The rickety old Wild West outhouse with a crescent moon cut out of the door is one of the most enduring symbols of the era. It’s one of those images that you remember, but can’t place exactly where you first saw it. Which isn’t surprising, since it probably never existed.
From cartoons to films to modern-day replicas of historic toilets, the cut-out shape of a crescent moon in an outhouse door seems like something that is so ingrained in our cultural consciousness, that it must have existed in real life. But it doesn’t seem to have been much of a historic reality. “I have never—with my own eyes—seen a crescent moon shape in an actual outhouse I could confidently date to earlier than about 1960,” says Dr.

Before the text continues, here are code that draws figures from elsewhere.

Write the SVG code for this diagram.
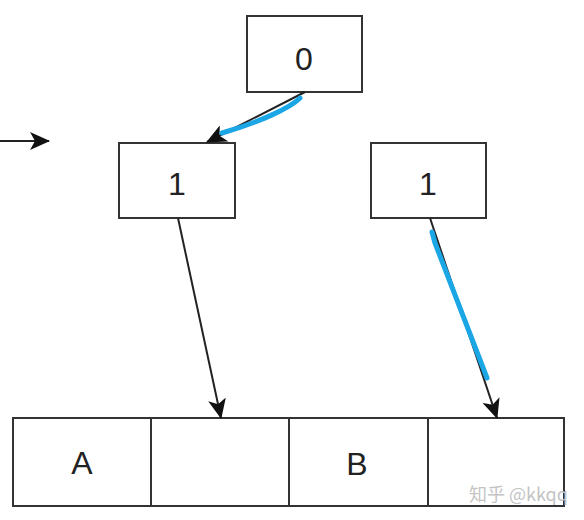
<svg xmlns="http://www.w3.org/2000/svg" width="584" height="520" viewBox="0 0 584 520">
<defs>
<style>
.box{fill:#fff;stroke:#333;stroke-width:2}
.lbl{font-family:"Liberation Sans",Arial,sans-serif;font-size:32px;fill:#222;text-anchor:middle}
.edge{stroke:#222;stroke-width:2;fill:none}
.hl{stroke:#1ba6e6;stroke-width:5;fill:none;stroke-linecap:round;stroke-linejoin:round}
.wm{font-family:"Noto Sans CJK SC","Liberation Sans",sans-serif;font-size:18px;fill:#c4c4c4}
</style>
<marker id="arr" viewBox="0 0 20 18" refX="19" refY="9" markerWidth="20" markerHeight="18" markerUnits="userSpaceOnUse" orient="auto">
<path d="M0,0 L20,9 L0,18 L5,9 Z" fill="#111"/>
</marker>
</defs>
<rect width="584" height="520" fill="#fff"/>
<g id="node-0"><rect class="box" x="247" y="16" width="115" height="76"/><text class="lbl" x="304" y="70">0</text></g>
<g id="node-1a"><rect class="box" x="119" y="143" width="116" height="75"/><text class="lbl" x="177" y="195">1</text></g>
<g id="node-1b"><rect class="box" x="371" y="143" width="115" height="75"/><text class="lbl" x="428" y="195">1</text></g>
<g id="array">
<rect class="box" x="13" y="418" width="138" height="88"/>
<rect class="box" x="151" y="418" width="138" height="88"/>
<rect class="box" x="289" y="418" width="139" height="88"/>
<rect class="box" x="428" y="418" width="136" height="88"/>
<text class="lbl" x="82" y="474">A</text>
<text class="lbl" x="357" y="475">B</text>
</g>
<g id="connectors">
<line class="edge" x1="0" y1="141" x2="49" y2="141" marker-end="url(#arr)"/>
<line class="edge" x1="305" y1="92" x2="207" y2="142" marker-end="url(#arr)"/>
<line class="edge" x1="178" y1="218" x2="221" y2="418" marker-end="url(#arr)"/>
<line class="edge" x1="430" y1="218" x2="497" y2="418" marker-end="url(#arr)"/>
<path class="hl" d="M300,98 C290,108 260,122 222,133"/>
<path class="hl" d="M432,232 L435,243 L487,378"/>
</g>
<text class="wm" x="469" y="501">知乎 @kkqq</text>
</svg>
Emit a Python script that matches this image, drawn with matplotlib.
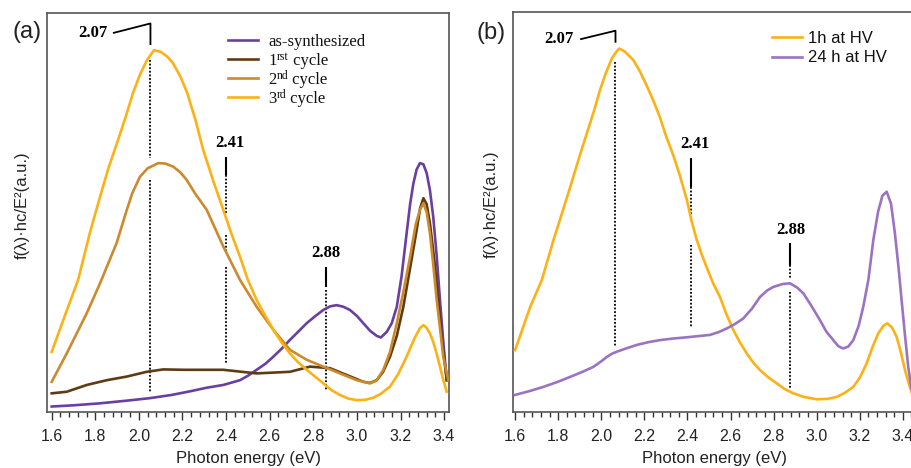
import matplotlib.pyplot as plt
from matplotlib.lines import Line2D
from matplotlib.ticker import MultipleLocator, FormatStrFormatter

plt.rcParams['font.family'] = ['Liberation Sans', 'DejaVu Sans']

# ---- panel (a): photon energy (eV) / intensity (a.u.) ----
e_assyn = [1.60, 1.70, 1.822, 1.95, 2.051, 2.15, 2.234, 2.31, 2.387, 2.464, 2.50, 2.540, 2.58,
           2.617, 2.655, 2.693, 2.73, 2.770, 2.81, 2.846, 2.877, 2.907, 2.938, 2.968, 3.00,
           3.029, 3.06, 3.091, 3.11, 3.137, 3.16, 3.183, 3.205, 3.228, 3.244, 3.259, 3.274,
           3.289, 3.305, 3.320, 3.335, 3.350, 3.366, 3.381, 3.397, 3.412]
v_assyn = [0.013, 0.016, 0.021, 0.028, 0.034, 0.042, 0.051, 0.060, 0.067, 0.079, 0.090, 0.105,
           0.120, 0.138, 0.158, 0.180, 0.200, 0.222, 0.240, 0.255, 0.264, 0.267, 0.263, 0.255,
           0.240, 0.222, 0.203, 0.190, 0.186, 0.200, 0.222, 0.263, 0.340, 0.447, 0.520, 0.572,
           0.607, 0.623, 0.620, 0.598, 0.555, 0.489, 0.390, 0.280, 0.170, 0.079]

e_cyc1 = [1.60, 1.669, 1.761, 1.853, 1.944, 2.036, 2.112, 2.204, 2.387, 2.540, 2.693, 2.785,
          2.877, 2.953, 3.029, 3.06, 3.091, 3.12, 3.152, 3.183, 3.213, 3.244, 3.274, 3.290,
          3.305, 3.320, 3.335, 3.355, 3.373, 3.39, 3.412]
v_cyc1 = [0.046, 0.050, 0.067, 0.079, 0.088, 0.100, 0.106, 0.105, 0.105, 0.096, 0.100, 0.113,
          0.109, 0.092, 0.075, 0.072, 0.079, 0.100, 0.138, 0.190, 0.263, 0.360, 0.455, 0.510,
          0.535, 0.520, 0.472, 0.380, 0.280, 0.180, 0.079]

e_cyc2 = [1.60, 1.669, 1.761, 1.822, 1.898, 1.944, 1.97, 2.005, 2.04, 2.089, 2.12, 2.158, 2.19,
          2.219, 2.26, 2.311, 2.387, 2.464, 2.540, 2.617, 2.693, 2.770, 2.846, 2.922, 2.999,
          3.060, 3.09, 3.121, 3.152, 3.183, 3.213, 3.244, 3.270, 3.289, 3.305, 3.320, 3.335,
          3.350, 3.366, 3.381, 3.396, 3.419]
v_cyc2 = [0.075, 0.146, 0.247, 0.322, 0.423, 0.505, 0.548, 0.589, 0.610, 0.623, 0.622, 0.614,
          0.600, 0.581, 0.545, 0.506, 0.414, 0.330, 0.263, 0.205, 0.155, 0.130, 0.113, 0.096,
          0.079, 0.071, 0.078, 0.105, 0.150, 0.222, 0.300, 0.388, 0.470, 0.506, 0.522, 0.500,
          0.447, 0.370, 0.280, 0.210, 0.138, 0.079]

e_cyc3 = [1.60, 1.66, 1.721, 1.776, 1.822, 1.86, 1.900, 1.94, 1.973, 2.005, 2.037, 2.069, 2.10,
          2.13, 2.156, 2.19, 2.221, 2.26, 2.295, 2.34, 2.387, 2.425, 2.464, 2.50, 2.540, 2.58,
          2.617, 2.655, 2.693, 2.73, 2.770, 2.81, 2.846, 2.88, 2.922, 2.96, 2.999, 3.04, 3.075,
          3.11, 3.152, 3.19, 3.228, 3.265, 3.290, 3.305, 3.320, 3.335, 3.350, 3.366, 3.381,
          3.396, 3.412]
v_cyc3 = [0.150, 0.240, 0.330, 0.450, 0.539, 0.610, 0.674, 0.740, 0.799, 0.845, 0.881, 0.906,
          0.902, 0.890, 0.874, 0.840, 0.800, 0.730, 0.656, 0.580, 0.506, 0.445, 0.388, 0.330,
          0.280, 0.240, 0.205, 0.173, 0.146, 0.124, 0.105, 0.087, 0.071, 0.055, 0.042, 0.033,
          0.029, 0.030, 0.035, 0.045, 0.063, 0.095, 0.138, 0.185, 0.210, 0.217, 0.210, 0.196,
          0.175, 0.145, 0.113, 0.080, 0.050]

# ---- panel (b) ----
e_1h = [1.60, 1.670, 1.724, 1.778, 1.82, 1.856, 1.90, 1.933, 1.965, 1.994, 2.02, 2.049, 2.07,
        2.084, 2.11, 2.149, 2.18, 2.211, 2.24, 2.273, 2.30, 2.335, 2.365, 2.397, 2.42, 2.443,
        2.465, 2.490, 2.52, 2.551, 2.58, 2.613, 2.645, 2.675, 2.705, 2.737, 2.775, 2.814, 2.85,
        2.891, 2.94, 3.000, 3.05, 3.093, 3.13, 3.170, 3.20, 3.232, 3.26, 3.286, 3.31, 3.328,
        3.35, 3.371, 3.39, 3.410, 3.425, 3.442]
v_1h = [0.154, 0.262, 0.329, 0.429, 0.500, 0.562, 0.640, 0.696, 0.750, 0.804, 0.845, 0.883,
        0.900, 0.908, 0.900, 0.879, 0.850, 0.815, 0.780, 0.735, 0.690, 0.640, 0.590, 0.530,
        0.475, 0.430, 0.395, 0.360, 0.320, 0.287, 0.245, 0.204, 0.172, 0.146, 0.123, 0.104,
        0.086, 0.071, 0.057, 0.046, 0.037, 0.031, 0.032, 0.037, 0.047, 0.062, 0.085, 0.121,
        0.163, 0.196, 0.215, 0.221, 0.210, 0.187, 0.150, 0.104, 0.075, 0.046]

e_24h = [1.60, 1.67, 1.731, 1.80, 1.855, 1.91, 1.963, 2.00, 2.026, 2.05, 2.072, 2.12, 2.165,
         2.22, 2.273, 2.335, 2.397, 2.45, 2.505, 2.545, 2.582, 2.62, 2.659, 2.70, 2.737, 2.77,
         2.799, 2.84, 2.876, 2.91, 2.938, 2.975, 3.015, 3.045, 3.077, 3.10, 3.123, 3.147, 3.170,
         3.195, 3.216, 3.24, 3.263, 3.285, 3.305, 3.325, 3.345, 3.363, 3.38, 3.394, 3.41,
         3.425, 3.440]
v_24h = [0.042, 0.052, 0.062, 0.075, 0.087, 0.099, 0.112, 0.126, 0.137, 0.145, 0.150, 0.159,
         0.167, 0.174, 0.179, 0.183, 0.186, 0.189, 0.192, 0.199, 0.208, 0.219, 0.233, 0.258,
         0.287, 0.303, 0.312, 0.319, 0.321, 0.310, 0.296, 0.265, 0.229, 0.200, 0.179, 0.164,
         0.158, 0.163, 0.179, 0.215, 0.262, 0.330, 0.430, 0.500, 0.540, 0.550, 0.520, 0.446,
         0.360, 0.279, 0.190, 0.112, 0.058]

tick_values = [1.6, 1.8, 2.0, 2.2, 2.4, 2.6, 2.8, 3.0, 3.2, 3.4]

# legend labels: (text, superscript, rest)
labels_a = [('as-synthesized', '', ''), ('1', 'rst', ' cycle'), ('2', 'nd', ' cycle'),
            ('3', 'rd', ' cycle')]
labels_b = [('1h at HV', '', ''), ('24 h at HV', '', '')]

c_assyn = '#6a3fa0'
c_cyc1 = '#5e3c13'
c_cyc2 = '#cc8a2c'
c_cyc3 = '#fcb215'
c_1h = '#fcb117'
c_24h = '#9b73c2'

W, H = 912, 468
fig = plt.figure(figsize=(W / 100, H / 100), dpi=100)
ax_a = fig.add_axes([0.0519, 0.1203, 0.4408, 0.8526])
ax_b = fig.add_axes([0.5622, 0.1203, 0.4422, 0.8547])


def style_axes(ax, xmin, xmax):
    ax.set_xlim(xmin, xmax)
    ax.set_ylim(0, 1)
    ax.set_yticks([])
    ax.set_xticks(tick_values)
    ax.xaxis.set_major_formatter(FormatStrFormatter('%.1f'))
    ax.xaxis.set_minor_locator(MultipleLocator(0.04))
    ax.tick_params(axis='x', which='major', direction='out', length=6, width=1,
                   color='#333333', labelsize=11.5, labelcolor='#222222', pad=6.5)
    ax.tick_params(axis='x', which='minor', direction='out', length=3.5, width=1,
                   color='#333333')
    for s in ax.spines.values():
        s.set_color('#555555')
        s.set_linewidth(1.2)
    ax.set_xlabel('Photon energy (eV)', fontsize=12, color='#222222', labelpad=5)
    ax.set_ylabel('f(λ)·hc/E²(a.u.)', fontsize=12, color='#222222')


def mark_peak(ax, label, text_xy, x_line, solid, dotted, bracket=None):
    ax.text(text_xy[0], text_xy[1], label, ha='center', va='center', fontsize=12,
            fontweight='bold', family='Liberation Serif')
    if bracket is not None:
        ax.plot([p[0] for p in bracket], [p[1] for p in bracket], color='black', lw=1.3,
                solid_capstyle='butt', zorder=1)
    if solid is not None:
        ax.plot([x_line, x_line], solid, color='black', lw=1.5, solid_capstyle='butt', zorder=1)
    for seg in dotted:
        ax.plot([x_line, x_line], seg, color='black', lw=1.3, ls=(0, (1, 1)), zorder=1)


def legend_rows(ax, labels, colors, x0, y0, step, text_dx, family):
    # legend drawn in figure pixels so the rows keep an even spacing
    for i, ((base, sup, rest), col) in enumerate(zip(labels, colors)):
        y = H - (y0 + i * step)
        fig.add_artist(Line2D([x0 / W, (x0 + 30) / W], [y / H, y / H], color=col, lw=1.9))
        t = fig.text((x0 + 30 + text_dx) / W, (y - 5.5) / H, base, fontsize=12,
                     family=family, ha='left', va='baseline', color='#111111')
        if sup:
            s = ax.annotate(sup, xy=(1, 0), xycoords=t, xytext=(0.3, 4.0),
                            textcoords='offset points', fontsize=8.5, family=family,
                            ha='left', va='bottom', color='#111111', annotation_clip=False)
            ax.annotate(rest, xy=(1, 0), xycoords=(s, t), ha='left', va='bottom',
                        fontsize=12, family=family, color='#111111', annotation_clip=False)


# ---- panel (a) ----
style_axes(ax_a, 1.58, 3.424)
lw = 1.9
ax_a.plot(e_assyn, v_assyn, color=c_assyn, lw=lw, zorder=3)
ax_a.plot(e_cyc1, v_cyc1, color=c_cyc1, lw=lw, zorder=3)
ax_a.plot(e_cyc2, v_cyc2, color=c_cyc2, lw=lw, zorder=3)
ax_a.plot(e_cyc3, v_cyc3, color=c_cyc3, lw=lw, zorder=3)

mark_peak(ax_a, '2.07', (1.789, 0.949), 2.053, None,
          [(0.881, 0.636), (0.581, 0.047)],
          bracket=[(1.881, 0.949), (2.053, 0.973), (2.053, 0.919)])
mark_peak(ax_a, '2.41', (2.419, 0.673), 2.400, (0.639, 0.593),
          [(0.593, 0.498), (0.443, 0.400), (0.363, 0.121)])
mark_peak(ax_a, '2.88', (2.858, 0.397), 2.858, (0.363, 0.313),
          [(0.305, 0.054)])

legend_rows(ax_a, labels_a, [c_assyn, c_cyc1, c_cyc2, c_cyc3], 228, 40, 19.1, 10,
            'Liberation Serif')
ax_a.yaxis.set_label_coords(-0.043, 0.518)
fig.text(27 / W, 1 - 32 / H, '(a)', fontsize=17, ha='center', va='center', color='#222222')

# ---- panel (b) ----
style_axes(ax_b, 1.589, 3.461)
ax_b.plot(e_1h, v_1h, color=c_1h, lw=lw, zorder=3)
ax_b.plot(e_24h, v_24h, color=c_24h, lw=lw, zorder=3)

mark_peak(ax_b, '2.07', (1.801, 0.931), 2.066, None,
          [(0.875, 0.1625)],
          bracket=[(1.902, 0.931), (2.066, 0.9525), (2.066, 0.9225)])
mark_peak(ax_b, '2.41', (2.435, 0.669), 2.417, (0.634, 0.5625),
          [(0.5625, 0.489), (0.417, 0.2085)])
mark_peak(ax_b, '2.88', (2.879, 0.454), 2.876, (0.421, 0.367),
          [(0.367, 0.334), (0.299, 0.0585)])

legend_rows(ax_b, labels_b, [c_1h, c_24h], 772, 37.3, 19.4, 6, 'Liberation Sans')
ax_b.yaxis.set_label_coords(-0.034, 0.518)
fig.text(491 / W, 1 - 33 / H, '(b)', fontsize=17, ha='center', va='center', color='#222222')

fig.savefig('out.png', dpi=100)
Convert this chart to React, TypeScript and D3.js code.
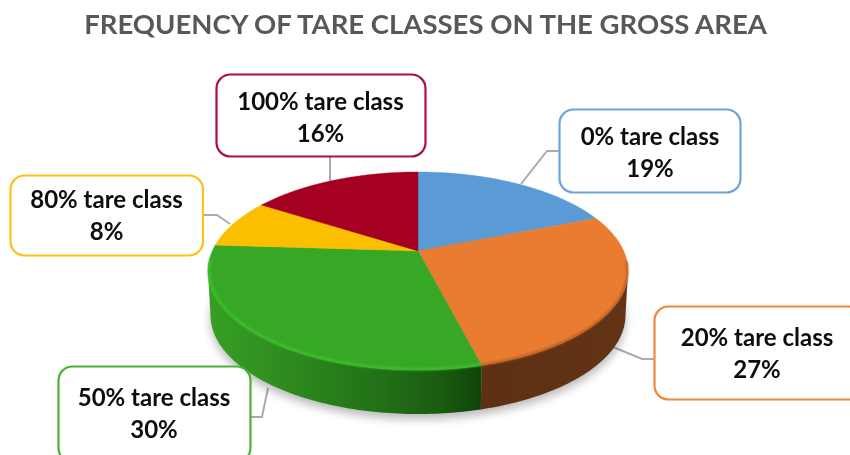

Adam Davis of the Missouri Folklore Society. While there’s not a great deal of scholarship on the origins of the crescent moon outhouse, Davis wrote a piece on the subject in 2007. “I have seen more photographs of outhouses where I suspect the decorations to be authentically pre-mass-media that have half-moon cutouts (that is, semicircles) although, interestingly, those are never the icons one sees in cartoons. Similarly, I have seen photos of crescent moons which are entirely horns-up, as if ready to catch water, but that’s not the icon either,” he says.
Having a hole cut out of outhouse doors was definitely a real thing, providing ventilation and light into the stall, but no one is sure exactly where the idea that they were commonly crescent-shaped came from.